La mesa puesta de la abuela Emilia

En mi familia siempre se recuerda un gesto de la abuela Emilia.

Uno tan sencillo, tan cotidiano, que nadie le dio importancia… hasta el día que faltó.

 

Emilia vivía sola desde hacía años.

Una tarde de invierno, su hija fue a visitarla y encontró algo que la dejó quieta en la puerta de la cocina:

 

la mesa puesta para dos.

 

Dos platos.

Dos vasos.

Un poco de pan envuelto en un paño.

Y la silla de al lado, sacada como si estuviera esperando a alguien.

 

No fue un descuido.

Emilia llevaba tiempo haciéndolo.

 

Decía que así “la casa no se le quedaba fría”.

Quizá porque toda su vida cocinó para muchos.

Quizá porque la compañía, cuando se echa de menos, también se imagina.

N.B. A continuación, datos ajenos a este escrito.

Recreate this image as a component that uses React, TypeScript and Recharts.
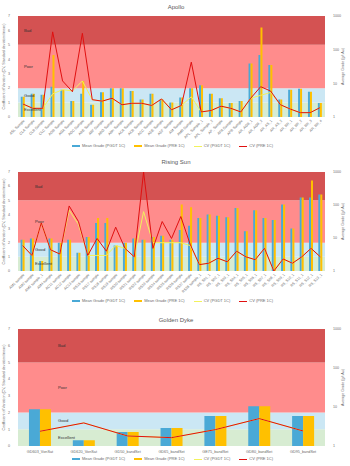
import React from "react";
import { ComposedChart, Bar, Line, XAxis, YAxis, ReferenceArea, Legend } from "recharts";

const FONT = "'Liberation Sans', Arial, sans-serif";
const BLUE = "#4aa9d6";
const GOLD = "#ffc000";
const CV_YELLOW = "#f2f25c";
const CV_RED = "#e01010";

const seriesNames = ["Mean Grade (PGDT 1C)", "Mean Grade (PRE 1C)", "CV (PGDT 1C)", "CV (PRE 1C)"];
const cvTicks = [0, 1, 2, 3, 4, 5, 6, 7];
const gradeTicks = [1, 10, 100, 1000];
const bandNames = ["Excellent", "Good", "Poor", "Bad"];
const bandLimits = [0, 1, 2, 5, 7];

// Apollo
const apolloCats = [
  "ASL Sample", "CLA Sample", "CLB Sample", "CLC Sample", "AGB Sample", "AGA Sample", "AGC Sample",
  "ABE Sample", "ABF Sample", "ABG Sample", "ABH Sample", "ACA Sample", "ACB Sample", "ACC Sample",
  "ADE Sample", "ADF Sample", "AM Sample", "AMB Sample", "APL_Sample_1", "APL_Sample_2", "AP_Sample",
  "APA Sample", "APB Sample", "AR_AGB_1", "AR_AGB_2", "AR_AS_1", "AR_AS_2", "AR_BR_1", "AR_BR_2",
  "AR_BR_3", "AR_BR_4",
];
const apolloPgdt = [4.0, 4.9, 4.6, 7.9, 6.5, 3.0, 4.9, 2.3, 5.4, 7.2, 7.2, 5.9, 3.3, 4.9, 3.3, 2.7, 3.8, 7.2, 8.8, 4.9, 3.6, 2.6, 3.0, 38.5, 70, 35, 3.3, 6.5, 6.9, 5.6, 2.6];
const apolloPre = [4.0, 4.9, 4.6, 70, 6.5, 3.0, 11.8, 2.3, 5.4, 7.2, 7.2, 5.9, 3.3, 4.9, 3.3, 2.7, 3.8, 7.2, 8.8, 4.9, 3.6, 2.6, 3.0, 38.5, 454, 35, 3.3, 6.5, 6.9, 5.6, 2.6];
const apolloCvPgdt = [0.9, 0.6, 0.6, 1.6, 1.9, 1.8, 2.5, 1.2, 1.1, 1.3, 0.85, 0.95, 0.95, 0.8, 1.25, 0.5, 0.8, 1.4, 0.35, 0.45, 0.75, 0.6, 0.35, 1.3, 1.5, 1.7, 0.85, 0.55, 0.3, 0.3, 0.65];
const apolloCvPre = [0.9, 0.6, 0.6, 5.9, 2.5, 1.75, 5.8, 1.2, 1.1, 1.3, 0.85, 0.95, 0.95, 0.8, 1.25, 0.5, 0.8, 3.8, 0.35, 0.45, 0.75, 0.6, 0.35, 1.3, 2.1, 1.8, 0.85, 0.55, 0.3, 0.3, 0.65];

// Rising Sun
const risingCats = [
  "AM1 sample", "AM2 sample", "AM3 sample_1", "AM4 sample", "AC11 sample", "AC12 sample", "AC13 sample",
  "RS16 sample", "RS17 sample", "RS18 sample", "RS19 sample", "RS20 sample", "RS21 sample", "RS22 sample",
  "RS23 sample", "RS24 sample", "RS25 sample", "RS26 sample", "RS27 sample", "RS28 sample_1",
  "RS_S01_1", "RS_S02_1", "RS_S03_1", "RS_S04_1", "RS_S05_1", "RS_S06_1", "RS_S07_1", "RS_S08_1",
  "RS_S09_1", "RS_S10_1", "RS_S11_1", "RS_S12_1", "RS_S13_1",
];
const risingPgdt = [8.8, 9.7, 2.0, 9.7, 7.2, 8.8, 3.6, 10.7, 28.7, 28.7, 5.9, 7.2, 9.7, 8.8, 10.7, 11.8, 8.8, 17.5, 23.5, 40.5, 51.8, 46.9, 42.5, 80.8, 15.9, 69.7, 40.5, 34.9, 103, 19.3, 169, 169, 207];
const risingPre = [8.8, 9.7, 2.0, 9.7, 7.2, 8.8, 3.6, 10.7, 40.5, 40.5, 5.9, 7.2, 9.7, 8.8, 10.7, 11.8, 8.8, 103, 84.8, 40.5, 51.8, 46.9, 42.5, 80.8, 15.9, 69.7, 40.5, 34.9, 103, 19.3, 169, 552, 207];
const risingCvPgdt = [1.8, 1.1, 3.4, 1.5, 1.2, 4.3, 3.3, 1.1, 1.1, 1.1, 1.8, 1.6, 1.0, 4.2, 2.0, 2.0, 2.0, 2.0, 1.8, 0.45, 0.55, 0.9, 0.65, 1.4, 1.0, 0.8, 1.6, 0.0, 0.85, 0.55, 1.0, 1.6, 1.0];
const risingCvPre = [1.8, 1.1, 3.4, 1.5, 1.2, 4.6, 3.5, 1.1, 2.3, 1.4, 3.1, 1.6, 1.0, 7.0, 1.6, 3.5, 2.3, 3.85, 1.9, 0.45, 0.55, 0.9, 0.65, 1.4, 1.0, 0.8, 1.6, 0.0, 0.85, 0.55, 1.0, 1.6, 1.0];

// Golden Dyke
const goldenCats = ["GD603_VonSat", "GD620_VonSat", "GD50_bandSet", "GD65_bandSet", "GE75_bandSet", "GD80_bandSet", "GD95_bandSet"];
const goldenPgdt = [8.8, 1.4, 2.3, 2.9, 5.9, 10.5, 5.9];
const goldenPre = [8.8, 1.4, 2.3, 2.9, 5.9, 10.5, 5.9];
const goldenCvPgdt = [0.88, 1.38, 0.6, 0.5, 0.98, 1.64, 0.9];
const goldenCvPre = [0.88, 1.38, 0.6, 0.5, 0.98, 1.64, 0.9];

const bandFills = ["#d7ecd2", "#cbe7f4", "#ff8c8c", "#d45252"];

function RotTick({ x, y, payload }: any) {
  return (
    <text
      transform={`translate(${x + 2},${y - 4}) rotate(-45)`}
      textAnchor="end"
      fontSize={3.6}
      fill="#6b6b6b"
      fontFamily={FONT}
    >
      {payload.value}
    </text>
  );
}

function FlatTick({ x, y, payload }: any) {
  return (
    <text x={x} y={y - 1} textAnchor="middle" fontSize={3.8} fill="#6b6b6b" fontFamily={FONT}>
      {payload.value}
    </text>
  );
}

function LegendRow() {
  return (
    <div
      style={{
        display: "flex",
        justifyContent: "center",
        alignItems: "center",
        fontSize: 4,
        lineHeight: "6px",
        color: "#6b6b6b",
        fontFamily: FONT,
        paddingLeft: 4,
      }}
    >
      {seriesNames.map((n, i) => (
        <div key={n} style={{ display: "flex", alignItems: "center", marginRight: 9 }}>
          <span
            style={{
              display: "inline-block",
              width: 8,
              height: i < 2 ? 2.5 : 1,
              background: [BLUE, GOLD, CV_YELLOW, CV_RED][i],
              marginRight: 2,
            }}
          />
          {n}
        </div>
      ))}
    </div>
  );
}

function Panel(props: any) {
  const { title, cats, pgdt, pre, cvPgdt, cvPre, height, top, xHeight, titleY, legendY, bandDx, rotate, catGap } = props;
  const data = cats.map((c: string, i: number) => ({
    name: c,
    pgdt: pgdt[i],
    pre: pre[i],
    cvPgdt: cvPgdt[i],
    cvPre: cvPre[i],
  }));
  return (
    <div style={{ position: "relative", width: 350, height }}>
      <div
        style={{
          position: "absolute",
          top: titleY,
          left: 0,
          width: 352,
          textAlign: "center",
          fontSize: 6,
          color: "#595959",
          fontFamily: FONT,
          zIndex: 2,
        }}
      >
        {title}
      </div>
      <ComposedChart
        width={350}
        height={height}
        data={data}
        margin={{ top, right: 5, bottom: 0, left: 0 }}
        barCategoryGap={catGap}
        barGap={0}
      >
        <XAxis
          dataKey="name"
          interval={0}
          height={xHeight}
          axisLine={false}
          tickLine={false}
          tick={rotate ? <RotTick /> : <FlatTick />}
        />
        <YAxis
          yAxisId="cv"
          domain={[0, 7]}
          ticks={cvTicks}
          width={18}
          axisLine={false}
          tickLine={false}
          tick={{ fontSize: 3.6, fill: "#6b6b6b", fontFamily: FONT }}
          label={{
            value: "Coefficient of Variation (CV, Standard deviation/mean)",
            angle: -90,
            position: "insideLeft",
            offset: 4,
            style: { fontSize: 3.6, fill: "#6b6b6b", fontFamily: FONT, textAnchor: "middle" },
          }}
        />
        <YAxis
          yAxisId="grade"
          orientation="right"
          scale="log"
          domain={[1, 1000]}
          ticks={gradeTicks}
          allowDataOverflow
          width={20}
          axisLine={false}
          tickLine={false}
          tick={{ fontSize: 3.6, fill: "#6b6b6b", fontFamily: FONT }}
          label={{
            value: "Average Grade (g/t Au)",
            angle: -90,
            position: "insideRight",
            offset: 2,
            style: { fontSize: 3.6, fill: "#6b6b6b", fontFamily: FONT, textAnchor: "middle" },
          }}
        />
        {bandNames.map((b, i) => (
          <ReferenceArea
            key={b}
            yAxisId="cv"
            y1={bandLimits[i]}
            y2={bandLimits[i + 1]}
            fill={bandFills[i]}
            fillOpacity={1}
            stroke="none"
            label={{
              value: b,
              position: "insideLeft",
              offset: bandDx,
              style: { fontSize: 4.2, fill: "#333", fontFamily: FONT },
            }}
          />
        ))}
        <Bar yAxisId="grade" dataKey="pgdt" name={seriesNames[0]} fill={BLUE} isAnimationActive={false} />
        <Bar yAxisId="grade" dataKey="pre" name={seriesNames[1]} fill={GOLD} isAnimationActive={false} />
        <Line
          yAxisId="cv"
          dataKey="cvPgdt"
          name={seriesNames[2]}
          stroke={CV_YELLOW}
          strokeWidth={1}
          dot={false}
          isAnimationActive={false}
        />
        <Line
          yAxisId="cv"
          dataKey="cvPre"
          name={seriesNames[3]}
          stroke={CV_RED}
          strokeWidth={1}
          dot={false}
          isAnimationActive={false}
        />
        <Legend
          verticalAlign="middle"
          align="center"
          content={<LegendRow />}
          wrapperStyle={{ top: legendY, left: 0, width: 350, height: 6 }}
        />
      </ComposedChart>
    </div>
  );
}

export default function App() {
  return (
    <div style={{ position: "absolute", left: 0, top: 0, width: 350, height: 466, background: "#fff" }}>
      <Panel
        title="Apollo"
        cats={apolloCats}
        pgdt={apolloPgdt}
        pre={apolloPre}
        cvPgdt={apolloCvPgdt}
        cvPre={apolloCvPre}
        height={152}
        top={16}
        xHeight={35}
        titleY={4}
        legendY={143}
        bandDx={6}
        rotate
        catGap="28%"
      />
      <Panel
        title="Rising Sun"
        cats={risingCats}
        pgdt={risingPgdt}
        pre={risingPre}
        cvPgdt={risingCvPgdt}
        cvPre={risingCvPre}
        height={156}
        top={20}
        xHeight={37}
        titleY={7}
        legendY={146}
        bandDx={17}
        rotate
        catGap="28%"
      />
      <Panel
        title="Golden Dyke"
        cats={goldenCats}
        pgdt={goldenPgdt}
        pre={goldenPre}
        cvPgdt={goldenCvPgdt}
        cvPre={goldenCvPre}
        height={158}
        top={21}
        xHeight={20}
        titleY={9}
        legendY={148}
        bandDx={40}
        catGap="25%"
      />
    </div>
  );
}
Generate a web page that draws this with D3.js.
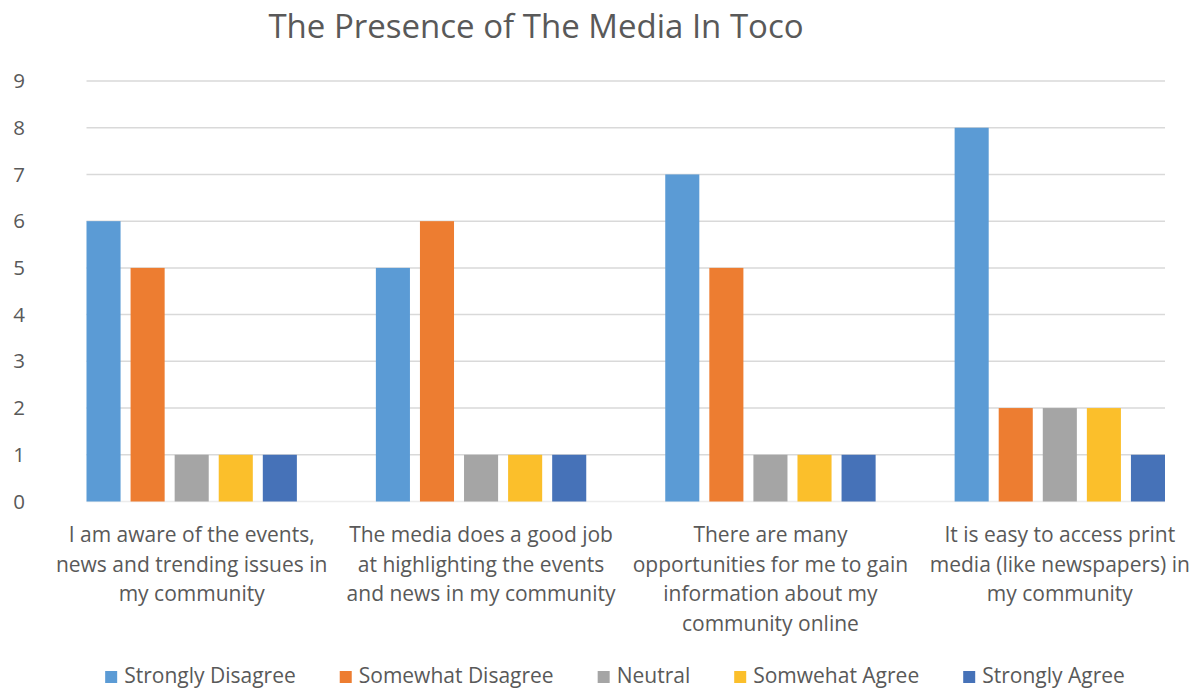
<!DOCTYPE html>
<html lang="en">
<head>
<meta charset="UTF-8">
<title>The Presence of The Media In Toco</title>
<script src="https://cdn.jsdelivr.net/npm/d3@7"></script>
<style>
  body { margin: 0; background: #fff; }
  text { font-family: "Open Sans", "Noto Sans", sans-serif; fill: #595959; }
  .grid line { stroke: #d9d9d9; stroke-width: 1.5px; }
</style>
</head>
<body>
<div id="chart"></div>
<script>
// data
const categories = [
  ["I am aware of the events,", "news and trending issues in", "my community"],
  ["The media does a good job", "at highlighting the events", "and news in my community"],
  ["There are many", "opportunities for me to gain", "information about my", "community online"],
  ["It is easy to access print", "media (like newspapers) in", "my community"]
];
const seriesNames = ["Strongly Disagree", "Somewhat Disagree", "Neutral", "Somwehat Agree", "Strongly Agree"];
const stronglyDisagree = [6, 5, 7, 8];
const somewhatDisagree = [5, 6, 5, 2];
const neutral = [1, 1, 1, 2];
const somewhatAgree = [1, 1, 1, 2];
const stronglyAgree = [1, 1, 1, 1];
const colors = ["#5b9bd5", "#ed7d31", "#a5a5a5", "#fbbf2b", "#4672b8"];
const yTicks = [0, 1, 2, 3, 4, 5, 6, 7, 8, 9];

const seriesValues = [stronglyDisagree, somewhatDisagree, neutral, somewhatAgree, stronglyAgree];
const catIdx = categories.map((c, i) => i);

const W = 1198, H = 689;
const svg = d3.select("#chart").append("svg")
    .attr("width", W)
    .attr("height", H);

// scales
const x0 = d3.scaleBand().domain(catIdx).range([47, 1204.5]).padding(0);
const x1 = d3.scaleBand().domain(seriesNames)
    .range([39.5, x0.bandwidth() - 39.5])
    .paddingInner(0.227).paddingOuter(0);
const y = d3.scaleLinear().domain([0, 9]).range([501.5, 81]);

// title
svg.append("text")
    .attr("x", 536)
    .attr("y", 38)
    .attr("text-anchor", "middle")
    .style("font-size", "33px")
    .text("The Presence of The Media In Toco");

// gridlines, spanning the bars
const gridLeft = x0(0) + x1(seriesNames[0]);
const gridRight = x0(catIdx.length - 1) + x1(seriesNames[seriesNames.length - 1]) + x1.bandwidth();
svg.append("g")
    .attr("class", "grid")
  .selectAll("line")
  .data(yTicks)
  .join("line")
    .attr("x1", gridLeft)
    .attr("x2", gridRight)
    .attr("y1", d => y(d))
    .attr("y2", d => y(d))
    .style("stroke", d => d === 0 ? "#ececec" : null);

// y axis labels
const yAxis = svg.append("g")
    .attr("transform", "translate(25,0)")
    .call(d3.axisLeft(y).tickValues(yTicks).tickSize(0).tickPadding(0));
yAxis.select(".domain").remove();
yAxis.selectAll("text")
    .style("font-size", "20.5px")
    .style("fill", "#595959")
    .style("font-family", "'Open Sans', sans-serif");

// bars
const groups = svg.append("g")
  .selectAll("g")
  .data(catIdx)
  .join("g")
    .attr("transform", d => `translate(${x0(d)},0)`);

groups.selectAll("rect")
  .data(ci => seriesNames.map((s, si) => ({ s, si, v: seriesValues[si][ci] })))
  .join("rect")
    .attr("x", d => x1(d.s))
    .attr("y", d => y(d.v))
    .attr("width", x1.bandwidth())
    .attr("height", d => y(0) - y(d.v))
    .attr("fill", d => colors[d.si]);

// category labels
const labels = svg.append("g")
  .selectAll("text")
  .data(catIdx)
  .join("text")
    .attr("x", d => x0(d) + x0.bandwidth() / 2)
    .attr("y", 542)
    .attr("text-anchor", "middle")
    .style("font-size", "21px");
labels.selectAll("tspan")
  .data(d => categories[d])
  .join("tspan")
    .attr("x", function() { return d3.select(this.parentNode).attr("x"); })
    .attr("dy", (d, i) => i === 0 ? 0 : 29.6)
    .text(d => d);

// legend
const legend = svg.append("g");
const items = legend.selectAll("g")
  .data(seriesNames)
  .join("g");
items.append("rect")
    .attr("width", 12)
    .attr("height", 12)
    .attr("y", -12)
    .attr("fill", (d, i) => colors[i]);
items.append("text")
    .attr("x", 19)
    .attr("y", 0)
    .style("font-size", "21px")
    .text(d => d);

const widths = [];
items.each(function() {
  widths.push(this.getBBox().width);
});
const gap = 44;
const total = d3.sum(widths) + gap * (widths.length - 1);
let offset = 615 - total / 2;
items.attr("transform", (d, i) => {
  const t = `translate(${offset},683)`;
  offset += widths[i] + gap;
  return t;
});
</script>
</body>
</html>
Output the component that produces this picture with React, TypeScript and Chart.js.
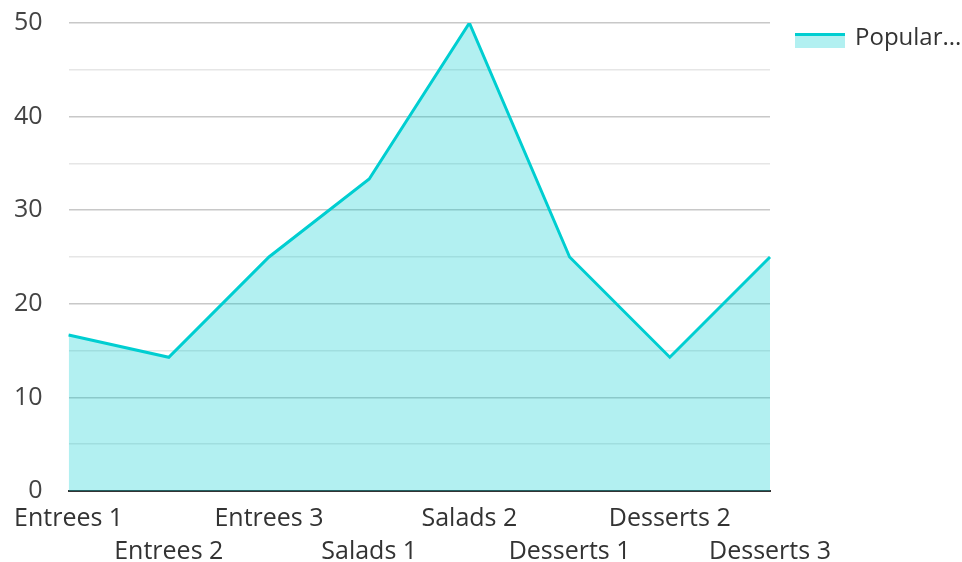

O quizá simplemente porque los gestos pequeños sostienen a las personas más de lo que pensamos.

 

Ese día, su hija recogió la mesa con cuidado, pero dejó una cosa donde estaba:

el vaso vacío del invitado que nunca llegó.

 

No por tristeza, sino por respeto.

Porque aquella mesa puesta no hablaba de soledad,

hablaba de amor, de costumbre,

de una forma de seguir cuidando incluso cuando ya no quedaba nadie a quien servir.

 

Hoy, cuando la familia se reúne, siempre alguien menciona la frase de Emilia:

“Una mesa puesta siempre espera algo bueno.”

 

Y todos coinciden en lo mismo:

Emilia no dejó grandes bienes,

pero dejó una forma de vivir

que sigue encendiendo la casa cada vez que alguien se sienta a comer.